>> begin EXERCISE MATERIALS

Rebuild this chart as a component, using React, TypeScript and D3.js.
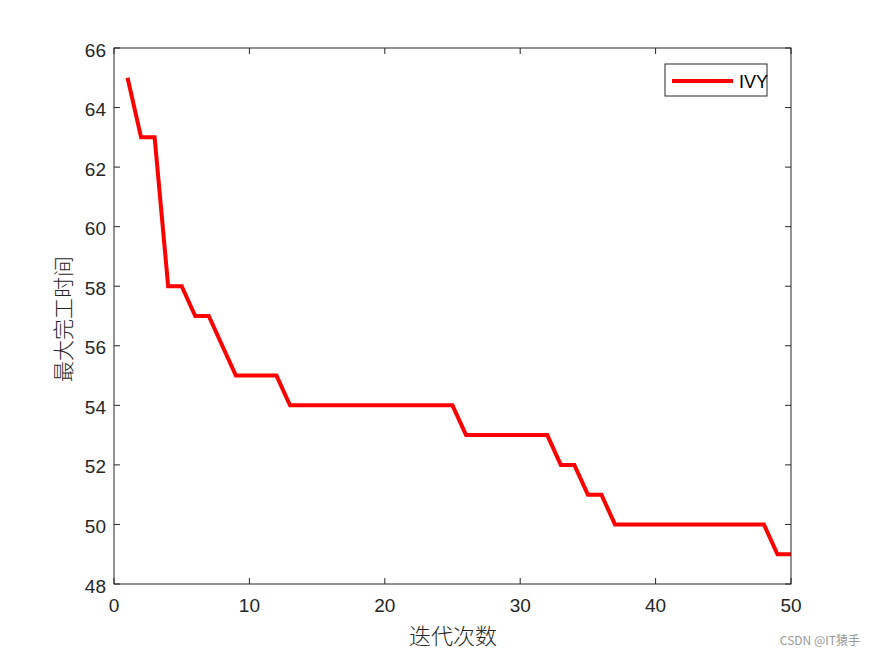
import React from "react";
import * as d3 from "d3";

const iterations = d3.range(1, 51);
const ivyValues = [
  65, 63, 63, 58, 58, 57, 57, 56, 55, 55,
  55, 55, 54, 54, 54, 54, 54, 54, 54, 54,
  54, 54, 54, 54, 54, 53, 53, 53, 53, 53,
  53, 53, 52, 52, 51, 51, 50, 50, 50, 50,
  50, 50, 50, 50, 50, 50, 50, 50, 49, 49,
];
const xTicks = [0, 10, 20, 30, 40, 50];
const yTicks = [48, 50, 52, 54, 56, 58, 60, 62, 64, 66];
const seriesName = "IVY";
const xLabel = "迭代次数";
const yLabel = "最大完工时间";
const watermark = "CSDN @IT猿手";

export default function App() {
  const W = 875, H = 656;
  const L = 114, R = 791, T = 48, B = 584;
  const x = d3.scaleLinear().domain([0, 50]).range([L, R]);
  const y = d3.scaleLinear().domain([48, 66]).range([B, T]);
  const line = d3.line<number>().x((_, i) => x(iterations[i])).y((d) => y(d));
  const axisColor = "#262626";
  const tickFont = "'Liberation Sans', Arial, sans-serif";
  const cjk = "'Noto Sans CJK SC', sans-serif";
  return (
    <svg width={W} height={H} style={{ position: "absolute", left: 0, top: 0, background: "#fff" }}>
      <rect x={0} y={0} width={W} height={H} fill="#fff" />
      <path d={line(ivyValues) || ""} fill="none" stroke="#ff0000" strokeWidth={4} strokeLinejoin="miter" />
      <rect x={L} y={T} width={R - L} height={B - T} fill="none" stroke={axisColor} strokeWidth={1} />
      {xTicks.map((t) => (
        <g key={"x" + t}>
          <line x1={x(t)} x2={x(t)} y1={B} y2={B - 6} stroke={axisColor} />
          <line x1={x(t)} x2={x(t)} y1={T} y2={T + 6} stroke={axisColor} />
          <text x={x(t)} y={B + 28} textAnchor="middle" fontSize={19} fontFamily={tickFont} fill={axisColor}>{t}</text>
        </g>
      ))}
      {yTicks.map((t) => (
        <g key={"y" + t}>
          <line x1={L} x2={L + 6} y1={y(t)} y2={y(t)} stroke={axisColor} />
          <line x1={R} x2={R - 6} y1={y(t)} y2={y(t)} stroke={axisColor} />
          <text x={L - 8} y={y(t) + 8.5} textAnchor="end" fontSize={19} fontFamily={tickFont} fill={axisColor}>{t}</text>
        </g>
      ))}
      <text x={453} y={644} textAnchor="middle" fontSize={22} fontWeight={300} fontFamily={cjk} fill={axisColor}>{xLabel}</text>
      <text transform={`translate(71,319) rotate(-90)`} textAnchor="middle" fontSize={21} fontWeight={300} fontFamily={cjk} fill={axisColor}>{yLabel}</text>
      <rect x={665} y={64} width={102} height={32} fill="#fff" stroke={axisColor} strokeWidth={1} />
      <line x1={672} x2={733} y1={81} y2={81} stroke="#ff0000" strokeWidth={4} />
      <text x={739} y={88} fontSize={18} fontFamily={tickFont} fill="#000">{seriesName}</text>
      <text x={860} y={645} textAnchor="end" fontSize={12} fontFamily={cjk} fill="#999">{watermark}</text>
    </svg>
  );
}
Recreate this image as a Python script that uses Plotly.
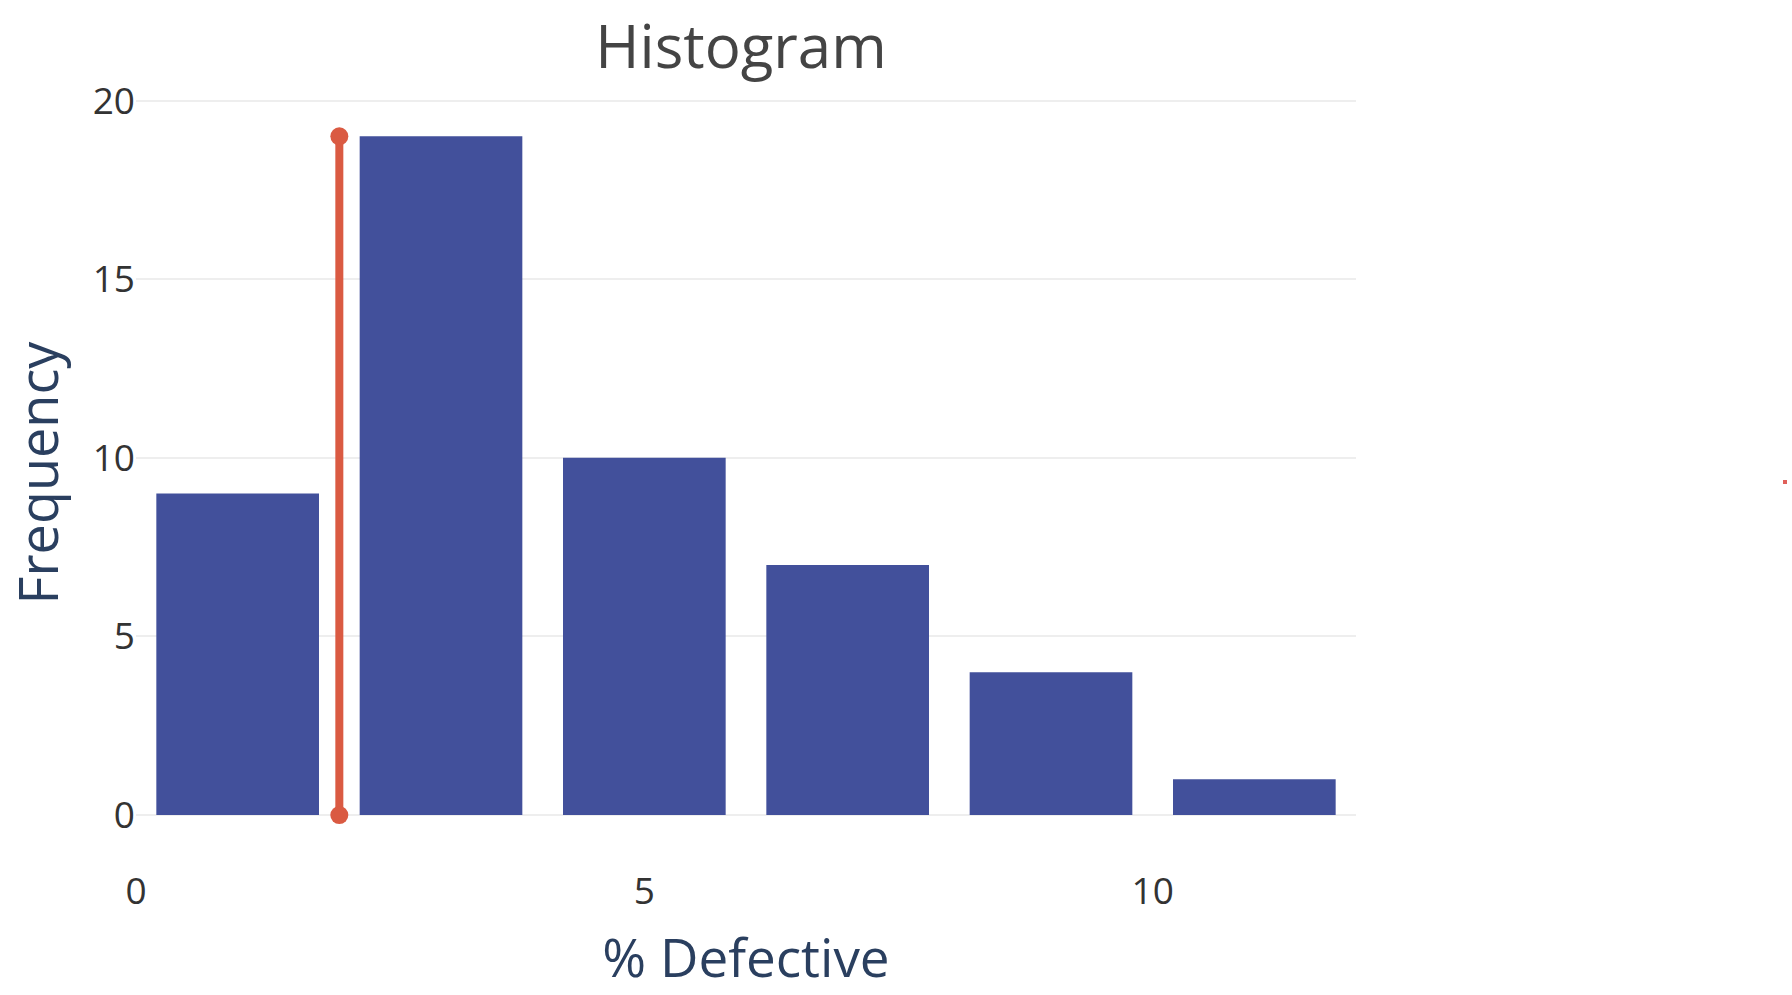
import plotly.graph_objects as go

# Data
bin_starts = [0, 2, 4, 6, 8, 10]
bin_width = 2
frequency = [9, 19, 10, 7, 4, 1]
lsl = 2  # vertical reference line position (% Defective)
x_tick_vals = [0, 5, 10]
y_tick_vals = [0, 5, 10, 15, 20]

bin_centers = [s + bin_width / 2 for s in bin_starts]

fig = go.Figure()
fig.add_trace(go.Bar(
    x=bin_centers,
    y=frequency,
    width=[bin_width * 0.8] * len(bin_centers),
    marker=dict(color="#42509B", line=dict(width=0)),
    showlegend=False,
    hoverinfo="x+y",
))
fig.add_trace(go.Scatter(
    x=[lsl, lsl],
    y=[0, max(frequency)],
    mode="lines+markers",
    line=dict(color="#DA5A42", width=8),
    marker=dict(color="#DA5A42", size=18),
    showlegend=False,
))

L, R, T, B = 136, 436, 97, 146
fig.update_layout(
    width=1792,
    height=995,
    paper_bgcolor="white",
    plot_bgcolor="white",
    font=dict(family="Open Sans, Noto Sans, sans-serif", color="#444"),
    title=dict(text="Histogram", x=741 / 1792, xanchor="center",
               y=1 - 47 / 995, yanchor="middle",
               font=dict(size=60, color="#444")),
    margin=dict(l=L, r=R, t=T, b=B, autoexpand=False),
    xaxis=dict(
        range=[0, 12],
        tickvals=x_tick_vals,
        showgrid=False,
        zeroline=False,
        showline=False,
        ticks="",
        automargin=False,
        ticklabelstandoff=17,
        tickfont=dict(size=37, color="#333"),
        title=dict(text="% Defective", font=dict(size=53, color="#2a3f5f"), standoff=25),
    ),
    yaxis=dict(
        range=[-0.95, 20.1],
        tickvals=y_tick_vals,
        showgrid=True,
        gridcolor="#eeeeee",
        gridwidth=2,
        zeroline=False,
        showline=False,
        ticks="",
        automargin=False,
        tickfont=dict(size=37, color="#333"),
        title=dict(text="Frequency", font=dict(size=54, color="#2a3f5f"), standoff=23),
    ),
    shapes=[dict(type="rect", xref="paper", yref="paper",
                 x0=(1783 - L) / (1792 - L - R), x1=(1787 - L) / (1792 - L - R),
                 y0=(995 - B - 484) / (995 - T - B), y1=(995 - B - 480) / (995 - T - B),
                 fillcolor="#E0605A", line=dict(width=0))],
)

fig.write_html("out.html", config={"displayModeBar": False},
               post_script="document.body.style.margin='0';")
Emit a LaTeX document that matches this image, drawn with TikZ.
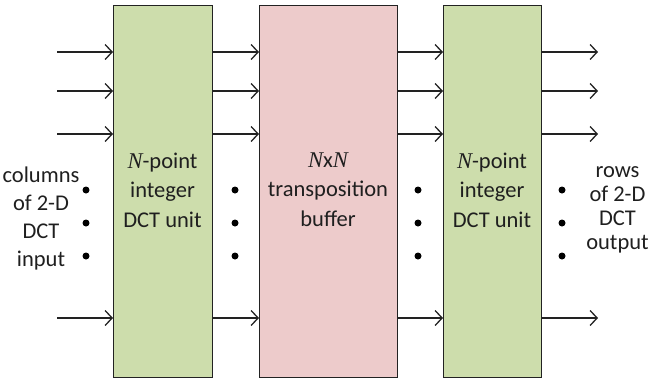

>> end EXERCISE MATERIALS

**SET TASK:** Quote only the lines running from the line with "Recreate this image" to the line with "bin_centers = [s", ends included, exactly as they appear and without the pictures.

**EXPECTED ANSWER:**
Recreate this image as a Python script that uses Plotly.
import plotly.graph_objects as go

# Data
bin_starts = [0, 2, 4, 6, 8, 10]
bin_width = 2
frequency = [9, 19, 10, 7, 4, 1]
lsl = 2  # vertical reference line position (% Defective)
x_tick_vals = [0, 5, 10]
y_tick_vals = [0, 5, 10, 15, 20]

bin_centers = [s + bin_width / 2 for s in bin_starts]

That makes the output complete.